4. As a safety measure on deeper dives (100+) with less experienced buddies or during an AOW class.

And a couple slightly more obscure answers. The key word above is sometimes. The majority of my rec dives are made without a stage bottle. Hope this satisfies some of your curiosity, though.

theskull
 
"They don't."

Well, apparently some do as Skull mentioned---"4. As a safety measure on deeper dives (100+) with less experienced buddies or during an AOW class."
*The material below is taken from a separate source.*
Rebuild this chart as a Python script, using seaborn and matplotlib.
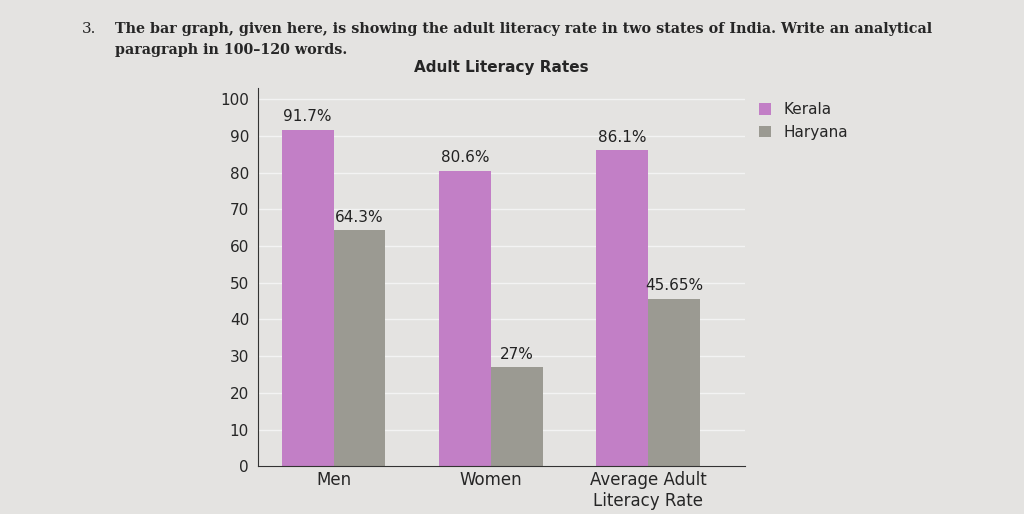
import pandas as pd
import matplotlib.pyplot as plt
import seaborn as sns

# Data
categories = ['Men', 'Women', 'Average Adult\nLiteracy Rate']
kerala = [91.7, 80.6, 86.1]
haryana = [64.3, 27, 45.65]
kerala_labels = ['91.7%', '80.6%', '86.1%']
haryana_labels = ['64.3%', '27%', '45.65%']

df = pd.DataFrame({
    'category': categories * 2,
    'state': ['Kerala'] * 3 + ['Haryana'] * 3,
    'rate': kerala + haryana,
})

sns.set_style("white")
paper = '#e4e3e1'
fig = plt.figure(figsize=(10.24, 5.14), dpi=100, facecolor=paper)
ax = fig.add_axes([0.252, 0.093, 0.476, 0.735])
ax.set_facecolor(paper)

sns.barplot(data=df, x='category', y='rate', hue='state',
            palette={'Kerala': '#c27fc6', 'Haryana': '#9b9a92'},
            width=0.66, saturation=1, linewidth=0, ax=ax)

ax.set_ylim(0, 103)
ax.set_xlim(-0.48, 2.62)
ax.set_yticks(range(0, 101, 10))
ax.yaxis.grid(True, color='#f3f3f3', lw=1)
ax.set_axisbelow(True)
ax.set_xlabel('')
ax.set_ylabel('')
for s in ['top', 'right']:
    ax.spines[s].set_visible(False)
ax.spines['left'].set_color('#333333')
ax.spines['bottom'].set_color('#333333')
ax.tick_params(axis='y', length=6, color='#333333', labelsize=11, direction='inout')
ax.tick_params(axis='x', length=0, labelsize=12)

for cont, labels in zip(ax.containers, [kerala_labels, haryana_labels]):
    ax.bar_label(cont, labels=labels, padding=4, fontsize=11, color='#222222')

ax.legend(loc='upper left', bbox_to_anchor=(1.0, 1.0), frameon=False,
          fontsize=11, handlelength=0.8, handleheight=0.8)
ax.set_title('Adult Literacy Rates', fontsize=11, fontweight='bold', pad=12)

fig.text(0.08, 0.935, '3.', fontsize=11, family='DejaVu Serif')
fig.text(0.112, 0.935, 'The bar graph, given here, is showing the adult literacy rate in two states of India. Write an analytical',
         fontsize=10.3, fontweight='bold', family='DejaVu Serif')
fig.text(0.112, 0.895, 'paragraph in 100\u2013120 words.', fontsize=10.3, fontweight='bold', family='DejaVu Serif')

fig.savefig('out.png', dpi=100, facecolor=paper)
Usually if I am out on a boat, I am usually alone and not looking to critic others. I politely observe and occasionally learn something and occasionally not. I am more into getting my dive done and watching over my wife if she is along than worrying about others equipement unless they need my help of course.

"Because they serve no purpose, trap salt, and hide damage."

Well, that may be but I have two identical SeaVue SPGs bought circa 1968, one has the boot and the other got lost(by a dive shop servicing the reg). Guess which one is still shiney and happy looking and which one is not so shiney and happy! Guess which one I trust the most?

"Isn't it better to avoid the entanglement altogether?"

Yeah, lol, that is funny, thanks.

"Consoles are not DIR. The only person who can say what is or is not Hogarthian is Bill Main....everyone else is just making crap up."

Yep, that is what I was beginning to learn.

"I dunno what you mean by "twice their breath holding dive capacity." I've never heard that rule,"

Well, that is a very old rule from a set of three basic rules that date back to the beginning of diving. They are not mine. I first heard them in my scuba course in around 66. I have seen them in print and most recently in the book "Solo Diving" though they certainly predate that text. The rules are---follow them or not---

1. Never scuba dive deeper than twice the depth to which you can free dive.
2. Never swim further from the entrance or beginning point of your dive than you can comfortably swim on the surface fully equipped.
3. Rule of thirds (air management), 1/3 out, 1/3 back to the boat, beach or at least to the safety stop, 1/3 in reserve (assuming no deco)
---and of course they actually is a 4th rule which I choose to break regularly--
4. Always dive with a competent buddy, always let someone responsible know where you are etc.

These are not my rules, they come from a time when double hose regs were standard and there was no such thing as auxilary swim augmentation devices (ASADs) otherwise known as a BC. If you think about these rules they make a certain and simple bit of sense. I am not endorsing them, just telling you about them since you asked. I generally follow them but I tend to stretch them some here and there and of course those who cave and tech dive etc have other rules that govern their adventures.